EXHIBITS: Homes Away From Home

Grand Hotel. Always the same. People come, people go. Nothing ever happens," said Dr. Otternschlag in the 1932 film "Grand Hotel." In his time, maybe he was right. But today, hotels are business centers, diplomatic gathering grounds and nightlife hubs. And with top names like Philippe Starck designing them, hotels are even being regarded as art. Little wonder, then, that New York's Cooper-Hewitt National Design Museum is currently showing "New Hotels for Global Nomads," an exhibit in honor of the home-away-from-home.

Through photos, miniature replica models, videos and hotel accessories on display, the visitor is introduced to the hotel as comfort, luxury, convenience and escape. At the museum, you can see for yourself what kind of roamer you are. The opulent nomad would love Dubai's sail-like Burj Al-Arab. The rooms with tiny bunk beds in Tokyo's capsule hotels should appeal to those who miss boarding school.

For the true escapist, there are the gimmicks of the future. The Lobbi_Ports, a system of capsules that developers can add to hotels to provide additional high-rise lounges and observation decks, seem straight out of "Back to the Future II." Such fantasies unfortunately are a little overeager to impress--in fact, just like the exhibit itself. While the actual hotels make one's jaw drop, the setting here disappoints.
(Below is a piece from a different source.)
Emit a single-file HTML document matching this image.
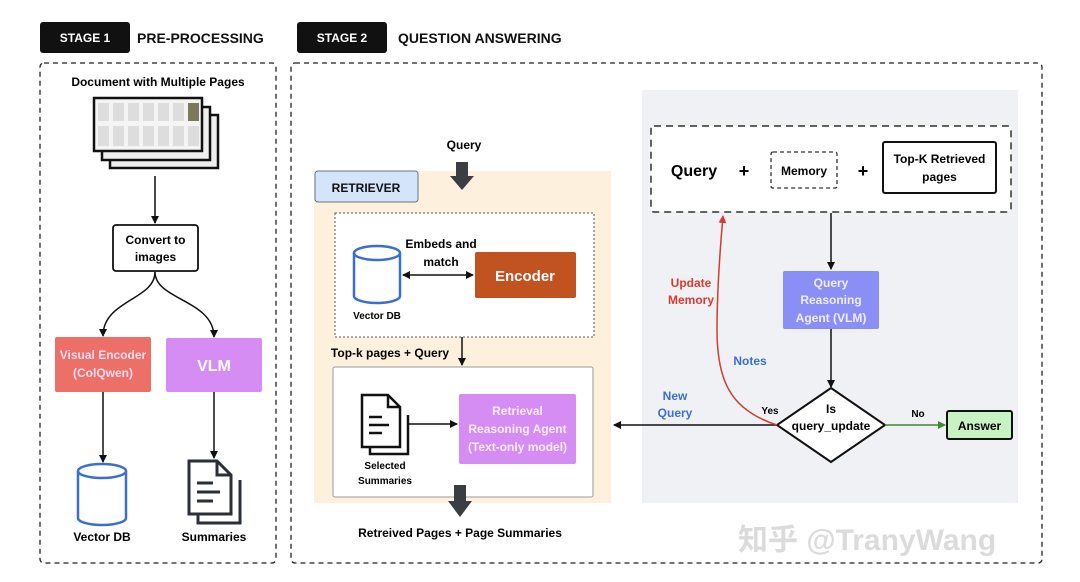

For instance, a model and a photo of the Burj Al-Arab, displayed in a minimalist room with dim lights, simply don't do the real thing justice. The usually cutting-edge Cooper-Hewitt tries too hard to emulate the minimalist chic--and now overplayed--style of Starck, whose designs are copied from New York to Sydney. If Dr. Otternschlag could see hotel design today, he might well apply his statement to museums, not hotels.